ROMA – Si chiude oggi forse una delle pagine più grosse di giustizia all’interno del mondo del calcio italiano degli ultimi anni. Quello che ha visto ancora una volta in copertine la Juventus ma non per successi sportivi, bensì per l’Inchiesta Prisma, coi dirigenti della Vecchia Signora d’allora (imputati quelli degli anni Covid) sotto processo per manovre stipendi e soprattutto plusvalenze fittizie, i contenuti più importanti all’interno di un contesto di presunto aggiotaggio, ostacolo alla vigilanza e false fatturazioni. Un’inchiesta Prisma nata a Torino e spostata a piazzale Clodio, nella Capitale, per competenze territoriali.

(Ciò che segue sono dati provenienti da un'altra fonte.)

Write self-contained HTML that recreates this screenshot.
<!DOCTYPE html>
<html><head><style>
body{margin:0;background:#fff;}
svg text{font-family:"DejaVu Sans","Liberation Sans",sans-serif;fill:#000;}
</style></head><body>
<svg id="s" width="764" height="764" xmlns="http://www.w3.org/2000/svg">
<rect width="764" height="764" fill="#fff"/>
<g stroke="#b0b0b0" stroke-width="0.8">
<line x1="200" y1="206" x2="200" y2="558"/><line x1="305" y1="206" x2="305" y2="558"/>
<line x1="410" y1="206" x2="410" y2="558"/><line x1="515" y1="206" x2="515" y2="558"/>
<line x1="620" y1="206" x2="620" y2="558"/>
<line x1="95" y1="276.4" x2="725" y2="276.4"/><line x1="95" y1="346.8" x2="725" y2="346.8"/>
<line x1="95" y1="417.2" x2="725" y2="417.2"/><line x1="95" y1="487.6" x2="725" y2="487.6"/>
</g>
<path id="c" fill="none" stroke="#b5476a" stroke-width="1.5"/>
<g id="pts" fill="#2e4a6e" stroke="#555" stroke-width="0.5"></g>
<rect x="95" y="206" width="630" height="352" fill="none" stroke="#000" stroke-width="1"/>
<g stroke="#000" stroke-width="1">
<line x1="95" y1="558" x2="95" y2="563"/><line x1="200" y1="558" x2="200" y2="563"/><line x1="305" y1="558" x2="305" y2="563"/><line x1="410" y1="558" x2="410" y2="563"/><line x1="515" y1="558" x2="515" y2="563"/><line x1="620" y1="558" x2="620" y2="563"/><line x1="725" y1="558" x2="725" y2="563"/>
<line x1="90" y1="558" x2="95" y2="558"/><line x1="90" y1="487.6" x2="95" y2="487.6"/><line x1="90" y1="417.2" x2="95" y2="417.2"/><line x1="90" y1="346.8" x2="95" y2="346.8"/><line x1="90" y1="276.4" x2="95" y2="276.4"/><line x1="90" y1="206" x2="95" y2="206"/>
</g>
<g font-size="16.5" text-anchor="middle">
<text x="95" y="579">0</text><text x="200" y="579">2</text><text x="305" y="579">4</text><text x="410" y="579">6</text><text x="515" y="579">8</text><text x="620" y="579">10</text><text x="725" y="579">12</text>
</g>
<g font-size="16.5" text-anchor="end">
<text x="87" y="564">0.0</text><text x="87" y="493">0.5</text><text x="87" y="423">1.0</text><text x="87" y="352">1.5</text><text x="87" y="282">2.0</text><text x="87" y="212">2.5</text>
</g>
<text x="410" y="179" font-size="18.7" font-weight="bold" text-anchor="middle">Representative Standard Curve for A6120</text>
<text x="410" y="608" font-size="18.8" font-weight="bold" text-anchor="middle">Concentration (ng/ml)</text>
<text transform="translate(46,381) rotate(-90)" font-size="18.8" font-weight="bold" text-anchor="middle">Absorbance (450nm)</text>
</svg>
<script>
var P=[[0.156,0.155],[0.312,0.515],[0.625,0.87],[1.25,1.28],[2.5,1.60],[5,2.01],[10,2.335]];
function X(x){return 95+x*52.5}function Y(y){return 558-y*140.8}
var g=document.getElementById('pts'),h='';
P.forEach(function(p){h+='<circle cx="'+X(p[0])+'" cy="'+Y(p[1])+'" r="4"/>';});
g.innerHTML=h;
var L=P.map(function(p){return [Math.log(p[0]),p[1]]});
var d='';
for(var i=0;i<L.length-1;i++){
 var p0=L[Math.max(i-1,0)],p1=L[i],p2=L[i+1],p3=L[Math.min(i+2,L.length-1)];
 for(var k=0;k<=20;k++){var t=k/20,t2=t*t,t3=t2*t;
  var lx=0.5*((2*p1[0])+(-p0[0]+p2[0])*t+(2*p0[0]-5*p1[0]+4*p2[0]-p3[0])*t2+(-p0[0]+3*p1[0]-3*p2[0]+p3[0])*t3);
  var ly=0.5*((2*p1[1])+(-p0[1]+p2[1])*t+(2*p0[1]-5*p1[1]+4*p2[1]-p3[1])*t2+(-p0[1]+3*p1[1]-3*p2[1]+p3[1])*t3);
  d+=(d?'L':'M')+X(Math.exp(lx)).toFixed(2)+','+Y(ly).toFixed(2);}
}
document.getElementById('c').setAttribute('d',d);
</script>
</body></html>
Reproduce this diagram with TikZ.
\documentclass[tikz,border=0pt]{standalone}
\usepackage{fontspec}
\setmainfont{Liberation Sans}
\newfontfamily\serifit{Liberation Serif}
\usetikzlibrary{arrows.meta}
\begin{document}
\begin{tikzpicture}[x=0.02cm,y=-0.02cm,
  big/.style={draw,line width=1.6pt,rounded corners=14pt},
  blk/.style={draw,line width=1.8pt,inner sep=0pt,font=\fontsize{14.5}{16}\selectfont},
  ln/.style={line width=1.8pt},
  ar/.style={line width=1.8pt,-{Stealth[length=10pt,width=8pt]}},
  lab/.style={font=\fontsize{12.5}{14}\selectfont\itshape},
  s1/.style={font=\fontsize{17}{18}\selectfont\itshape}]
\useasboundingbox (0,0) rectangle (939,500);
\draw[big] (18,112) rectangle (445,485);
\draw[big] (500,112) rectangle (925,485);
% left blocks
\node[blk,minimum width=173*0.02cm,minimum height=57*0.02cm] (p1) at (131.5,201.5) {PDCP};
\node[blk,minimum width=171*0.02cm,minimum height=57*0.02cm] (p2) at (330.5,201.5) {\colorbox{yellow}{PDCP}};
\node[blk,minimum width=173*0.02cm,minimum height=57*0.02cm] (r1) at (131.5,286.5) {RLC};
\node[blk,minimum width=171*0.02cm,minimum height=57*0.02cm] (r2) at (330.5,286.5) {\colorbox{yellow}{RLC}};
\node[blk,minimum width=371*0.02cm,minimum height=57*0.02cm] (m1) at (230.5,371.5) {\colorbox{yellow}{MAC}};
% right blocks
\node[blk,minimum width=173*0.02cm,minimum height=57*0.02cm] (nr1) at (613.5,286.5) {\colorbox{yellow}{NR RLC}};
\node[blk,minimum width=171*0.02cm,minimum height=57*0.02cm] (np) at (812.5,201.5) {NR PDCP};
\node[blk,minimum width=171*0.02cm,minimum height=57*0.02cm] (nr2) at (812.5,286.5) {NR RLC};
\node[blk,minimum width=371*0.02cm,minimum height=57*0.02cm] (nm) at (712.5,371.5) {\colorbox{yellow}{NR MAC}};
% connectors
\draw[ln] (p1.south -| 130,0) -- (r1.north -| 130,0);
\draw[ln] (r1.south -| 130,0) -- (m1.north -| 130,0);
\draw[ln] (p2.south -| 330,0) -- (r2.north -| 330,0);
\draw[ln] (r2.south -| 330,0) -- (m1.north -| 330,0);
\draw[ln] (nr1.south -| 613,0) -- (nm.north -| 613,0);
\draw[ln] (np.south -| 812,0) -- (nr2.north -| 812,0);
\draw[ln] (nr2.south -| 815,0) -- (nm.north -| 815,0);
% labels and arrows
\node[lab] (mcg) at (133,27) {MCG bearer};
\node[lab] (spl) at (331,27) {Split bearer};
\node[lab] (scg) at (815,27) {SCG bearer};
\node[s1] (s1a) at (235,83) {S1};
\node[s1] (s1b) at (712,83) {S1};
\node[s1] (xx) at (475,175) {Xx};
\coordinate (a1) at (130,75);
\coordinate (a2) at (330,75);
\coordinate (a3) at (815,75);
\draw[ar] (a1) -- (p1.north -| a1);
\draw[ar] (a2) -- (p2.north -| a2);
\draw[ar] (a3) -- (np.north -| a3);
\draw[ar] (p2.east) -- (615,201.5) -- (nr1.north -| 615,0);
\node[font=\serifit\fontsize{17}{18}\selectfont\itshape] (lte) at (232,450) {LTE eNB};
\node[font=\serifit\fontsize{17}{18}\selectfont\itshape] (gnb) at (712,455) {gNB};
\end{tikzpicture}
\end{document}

Fino ad oggi. Fino al giorno in cui il Gup di Roma, Gavoni, avrebbe emesso il suo verdetto. Accettati i patteggiamenti degli allora dirigenti bianconeri. Quindi ok alle pene concordate rispettivamente per il presidente Agnelli di un anno e 8 mesi, di un anno e 6 per Fabio Paratici, di un anno e 2 mesi per Pavel Nedved. 11 mesi per altri due imputati. Per tutti pena sospesa.
Diverso il caso di Maurizio Arrivabene. Ai tempi era solo membro del Cda, la giustizia ha pertanto ritenuto il suo caso e le sue responsabilità differenti rispetto agli altri imputati ed ha disposto il non luogo a procedere.